Conexión Caribe is a 1984 film starring members of Los Chicos, a Puerto Rican boy band of the 1980s, Tony, Migue, Chayanne, Rey and Alex.

== Plot summary ==
Taking advantage of the fame of Los Chicos in Puerto Rico and Central America, and after the relative success of the movie Una Aventura Llamada Menudo, producer and director Orestes Trucco wrote a script for the movie aimed at the pre-teen and teen markets. Puerto Rican actors Juan Manuel Lebrón and Otilio Warrington starred as members of a mafia-type organization in charge of the so-called Conexión Caribe (Caribbean Connection). Movie starts at a concert location for Los Chicos where Migue, the oldest member of the band, was kidnapped prior to the show. This opportunity is used to introduce the new member of the band, Alex Rodríguez. After the concert, the band received a call to attend a port in Fajardo to rescue Migue. The members of the band escape police protection and they make their way to the port, where Migue is safely in a boat with a group of girls and ready for a vacation trip around the Caribbean. However, the owner and captain of the boat is also member of the plot, which eventually ends in another kidnap, a visit to Casa de Campo in Dominican Republic and the eventual return to a deluxe hotel in San Juan, where the secret operation is revealed: it was only a ploy to bring Los Chicos to Don Padrone's (Warrington) daughter 15th year birthday party. Furthermore, it is also revealed that the mafia-type organization was not such a thing but a group of policemen who are all friends and work undercover ("good guys", not "bad guys" as Lebron's character clarifies towards the end) instead. A special participation by Sandra Zaiter, spokesperson for Society of Handicapped Children and Adults, ends the movie with a diving exhibition by Los Chicos in an olympic-style pool.

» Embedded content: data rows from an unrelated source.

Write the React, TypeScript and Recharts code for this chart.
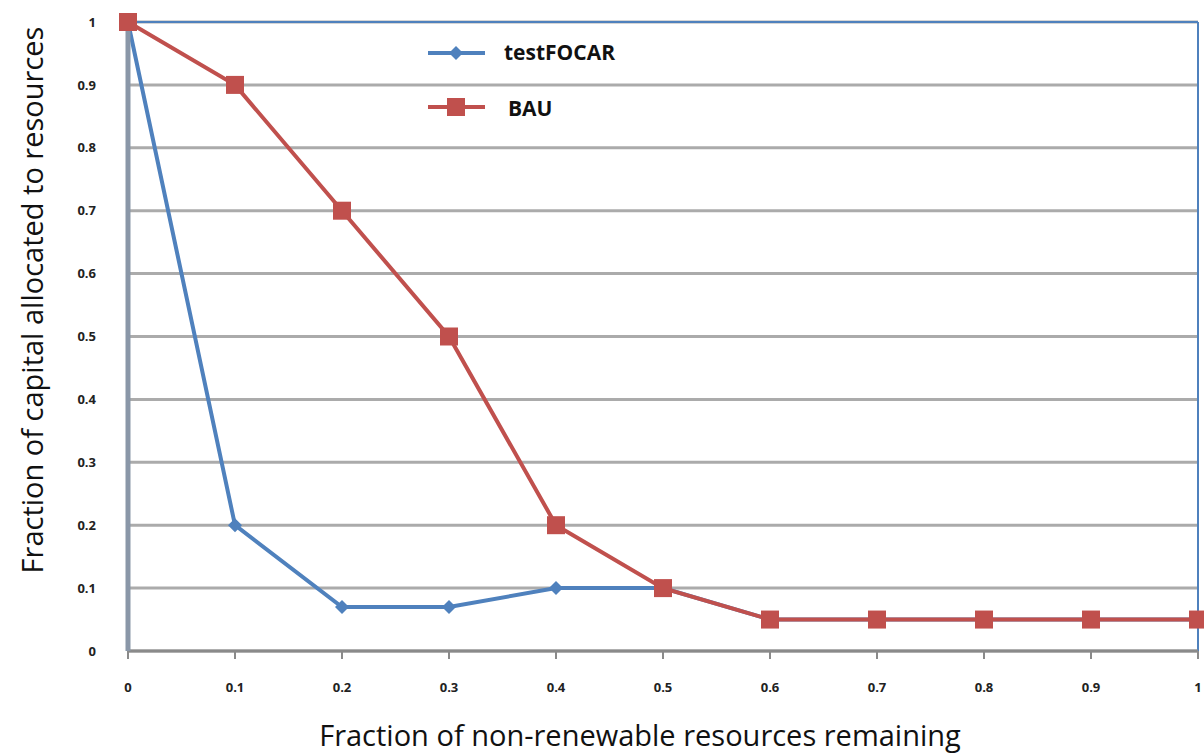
import React from "react";
import { LineChart, Line, XAxis, YAxis, CartesianGrid, ReferenceLine } from "recharts";

const xValues = [0, 0.1, 0.2, 0.3, 0.4, 0.5, 0.6, 0.7, 0.8, 0.9, 1];
const testFOCAR = [1, 0.2, 0.07, 0.07, 0.1, 0.1, 0.05, 0.05, 0.05, 0.05, 0.05];
const BAU = [1, 0.9, 0.7, 0.5, 0.2, 0.1, 0.05, 0.05, 0.05, 0.05, 0.05];
const ticks = [0, 0.1, 0.2, 0.3, 0.4, 0.5, 0.6, 0.7, 0.8, 0.9, 1];
const tickLabels = ["0", "0.1", "0.2", "0.3", "0.4", "0.5", "0.6", "0.7", "0.8", "0.9", "1"];

const data = xValues.map((x, i) => ({ x, testFOCAR: testFOCAR[i], BAU: BAU[i] }));

const BLUE = "#4f81bd";
const RED = "#c0504d";
const FONT = "'Open Sans', 'Liberation Sans', sans-serif";

const Square = (props: any) => {
  const { cx, cy } = props;
  if (cx == null || cy == null) return null;
  return <rect x={cx - 9} y={cy - 9} width={18} height={18} fill={RED} />;
};

const Diamond = (props: any) => {
  const { cx, cy } = props;
  if (cx == null || cy == null) return null;
  const r = 7;
  return <path d={`M${cx},${cy - r}L${cx + r},${cy}L${cx},${cy + r}L${cx - r},${cy}Z`} fill={BLUE} />;
};

const fmt = (v: number) => tickLabels[ticks.findIndex((t) => Math.abs(t - v) < 1e-9)] ?? String(v);

export default function App() {
  return (
    <div style={{ position: "absolute", left: 0, top: 0, width: 1204, height: 754, background: "#fff", fontFamily: FONT, overflow: "hidden" }}>
      <LineChart width={1204} height={754} data={data} margin={{ top: 22, right: 6, bottom: 0, left: 0 }}>
        <CartesianGrid vertical={false} stroke="#ababab" strokeWidth={3} />
        <XAxis
          dataKey="x"
          type="number"
          domain={[0, 1]}
          ticks={ticks}
          tickFormatter={fmt}
          axisLine={{ stroke: "#8a8a8a", strokeWidth: 3 }}
          tickLine={{ stroke: "#8a8a8a", strokeWidth: 2 }}
          tickSize={8}
          tick={{ fontSize: 13, fontWeight: 700, fill: "#222", fontFamily: FONT, dy: 22 }}
          height={103}
        />
        <YAxis
          type="number"
          domain={[0, 1]}
          ticks={ticks}
          tickFormatter={fmt}
          axisLine={{ stroke: "#8a97a8", strokeWidth: 5 }}
          tickLine={false}
          tick={{ fontSize: 13, fontWeight: 700, fill: "#222", fontFamily: FONT, dx: -24 }}
          width={128}
        />
        <ReferenceLine y={1} stroke={BLUE} strokeWidth={2} />
        <ReferenceLine x={1} stroke={BLUE} strokeWidth={2} />
        <Line dataKey="testFOCAR" stroke={BLUE} strokeWidth={4} dot={<Diamond />} isAnimationActive={false} />
        <Line dataKey="BAU" stroke={RED} strokeWidth={4} dot={<Square />} isAnimationActive={false} />
      </LineChart>
      <div style={{ position: "absolute", left: 140, top: 718, width: 1000, textAlign: "center", fontSize: 29, lineHeight: "34px", color: "#111", whiteSpace: "nowrap" }}>
        Fraction of non-renewable resources remaining
      </div>
      <div style={{ position: "absolute", left: 31, top: 300, transform: "translate(-50%, -50%) rotate(-90deg)", fontSize: 29, color: "#111", whiteSpace: "nowrap" }}>
        Fraction of capital allocated to resources
      </div>
      <div style={{ position: "absolute", left: 428, top: 38, width: 250, height: 100 }}>
        <svg width={250} height={100} style={{ position: "absolute", left: 0, top: 0 }}>
          <line x1={0} y1={15} x2={57} y2={15} stroke={BLUE} strokeWidth={4} />
          <path d="M28,8L35,15L28,22L21,15Z" fill={BLUE} />
          <line x1={0} y1={69} x2={57} y2={69} stroke={RED} strokeWidth={4} />
          <rect x={19} y={60} width={18} height={18} fill={RED} />
        </svg>
        <div style={{ position: "absolute", left: 76, top: 0, fontSize: 21, fontWeight: 700, color: "#111" }}>testFOCAR</div>
        <div style={{ position: "absolute", left: 80, top: 56, fontSize: 21, fontWeight: 700, color: "#111" }}>BAU</div>
      </div>
    </div>
  );
}
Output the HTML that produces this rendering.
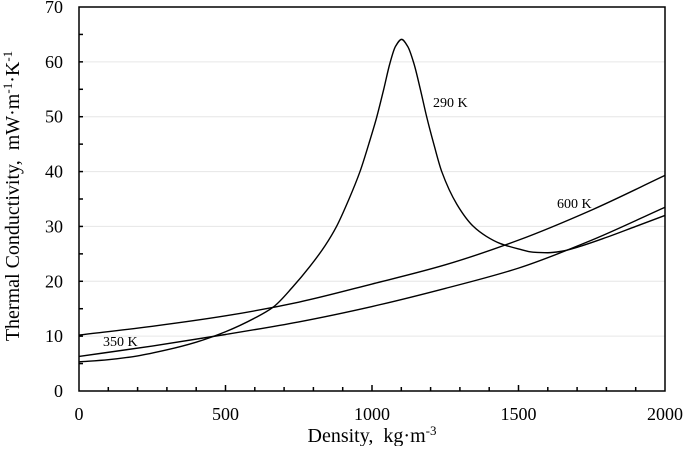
<!DOCTYPE html>
<html><head><meta charset="utf-8"><style>
body{margin:0;background:#fff}
svg text{font-family:"Liberation Serif",serif;fill:#000}
</style></head><body>
<svg id="chart" width="685" height="446" xmlns="http://www.w3.org/2000/svg">
<g id="grid"></g>
<g id="series"></g>
<g id="axes"></g>
<text x="433" y="107" font-size="14">290 K</text>
<text x="557" y="208" font-size="14">600 K</text>
<text x="103" y="346" font-size="14">350 K</text>
<text x="372" y="442" font-size="20" text-anchor="middle" xml:space="preserve">Density,  kg·m<tspan dy="-7" font-size="13">-3</tspan></text>
<text transform="translate(19,196) rotate(-90)" font-size="20" text-anchor="middle" xml:space="preserve">Thermal Conductivity,  mW·m<tspan dy="-7" font-size="13">-1</tspan><tspan dy="7">·K</tspan><tspan dy="-7" font-size="13">-1</tspan></text>
</svg>
<script>
const xTicks=[0,500,1000,1500,2000];
const yTicks=[0,10,20,30,40,50,60,70];
const d290=[0,100,200,300,400,500,600,663,730,788,840,879,920,959,990,1016,1040,1061,1080,1101,1122,1143,1165,1187,1212,1238,1290,1346,1390,1437,1500,1550,1600,1650,1700,1800,1900,2000];
const k290=[5.3,5.7,6.4,7.5,8.9,10.8,13.3,15.3,19.0,22.7,26.5,30,34.8,40,45.2,49.9,55,59.7,62.8,64.1,62.8,59.7,55,49.9,44.8,40,34,30,28.2,26.9,25.9,25.3,25.2,25.5,26.2,28,30,32];
const d350=[0,250,500,750,1000,1250,1500,1750,2000];
const k350=[6.3,8.2,10.3,12.6,15.4,18.7,22.4,27.5,33.5];
const d600=[0,250,500,750,1000,1250,1500,1750,2000];
const k600=[10.2,11.8,13.7,16.2,19.5,23,27.5,33,39.3];
const X0=79,X1=665,Y0=391,Y1=7;
const xs=v=>X0+(v-0)/2000*(X1-X0);
const ys=v=>Y0-(v/70)*(Y0-Y1);
const NS="http://www.w3.org/2000/svg";
function mk(t,a,p){const e=document.createElementNS(NS,t);for(const k in a)e.setAttribute(k,a[k]);p.appendChild(e);return e;}
const grid=document.getElementById('grid'),axes=document.getElementById('axes'),ser=document.getElementById('series');
yTicks.forEach(v=>{if(v>0&&v<70){const l=mk('line',{x1:X0,x2:X1,y1:ys(v),y2:ys(v),stroke:'#e6e6e6','stroke-width':1},grid);

}
const t=mk('text',{x:X0-16,y:ys(v)+6,'font-size':18,'text-anchor':'end'},axes);t.textContent=v;

});
for(let v=5;v<70;v+=5){mk('line',{x1:X0,x2:X0+4,y1:ys(v),y2:ys(v),stroke:'#000','stroke-width':1.5},axes);}
for(let v=100;v<2000;v+=100){mk('line',{x1:xs(v),x2:xs(v),y1:Y0,y2:Y0-(v%500?4:6),stroke:'#000','stroke-width':1.5},axes);}
xTicks.forEach(v=>{const t=mk('text',{x:xs(v),y:Y0+29,'font-size':18,'text-anchor':'middle'},axes);t.textContent=v;

});
const fr=mk('rect',{x:X0,y:Y1,width:X1-X0,height:Y0-Y1,fill:'none',stroke:'#000','stroke-width':1.5},axes);


function path(ds,ks){
  const x=ds.map(xs),y=ks.map(ys),n=x.length;
  const dl=[],m=[];
  for(let i=0;i<n-1;i++)dl.push((y[i+1]-y[i])/(x[i+1]-x[i]));
  m[0]=dl[0];m[n-1]=dl[n-2];
  for(let i=1;i<n-1;i++){
    if(dl[i-1]*dl[i]<=0)m[i]=0;
    else{const h0=x[i]-x[i-1],h1=x[i+1]-x[i],w1=2*h1+h0,w2=h1+2*h0;m[i]=(w1+w2)/(w1/dl[i-1]+w2/dl[i]);}
  }
  let s='M'+x[0]+','+y[0];
  for(let i=0;i<n-1;i++){const h=(x[i+1]-x[i])/3;
    s+=' C'+(x[i]+h)+','+(y[i]+m[i]*h)+' '+(x[i+1]-h)+','+(y[i+1]-m[i+1]*h)+' '+x[i+1]+','+y[i+1];}
  return s;}
[[d290,k290,'line-290k'],[d350,k350,'line-350k'],[d600,k600,'line-600k']].forEach(([d,k,n])=>{
const e=mk('path',{d:path(d,k),fill:'none',stroke:'#000','stroke-width':1.4},ser);

});
</script>
</body></html>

== Facts about the film ==

- Film locations include former Escambrón swimming complex, Fajardo, Casa de Campo, Dominican Republic and the Condado Plaza Hotel, formerly Condado Holiday Inn.

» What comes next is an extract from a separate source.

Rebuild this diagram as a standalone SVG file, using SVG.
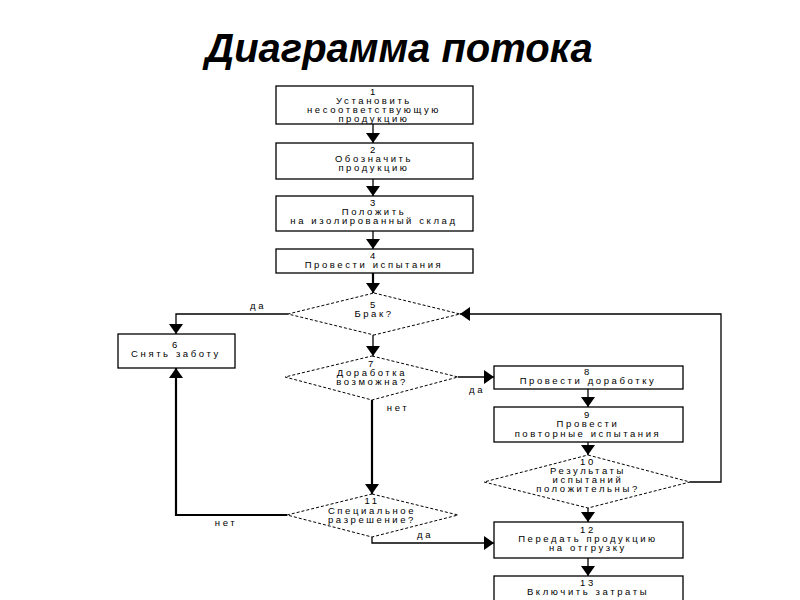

- The Escambron swimming pool closed shortly after the movie was filmed. It became a condemned facility which eventually was imploded after the death of Liliana Barbarita Cepeda.
- Future San Juan Mayor Santini's wife Irma Garriga featured as one of the minor characters in the film.
- After the movie was completed and the soundtrack was recorded, three of the members of the group (including Chayanne) quit the group, alleging poor working conditions. The soundtrack for the movie was re-recorded by the new members. However, one of the songs sung by Chayanne was left as first recorded, so the album could be marketed as "Los Chicos featuring Chayanne", which clearly was the most popular member of the group.
- Movie was premiered on January 5, 1984. Only one of the original members (Tony) was present.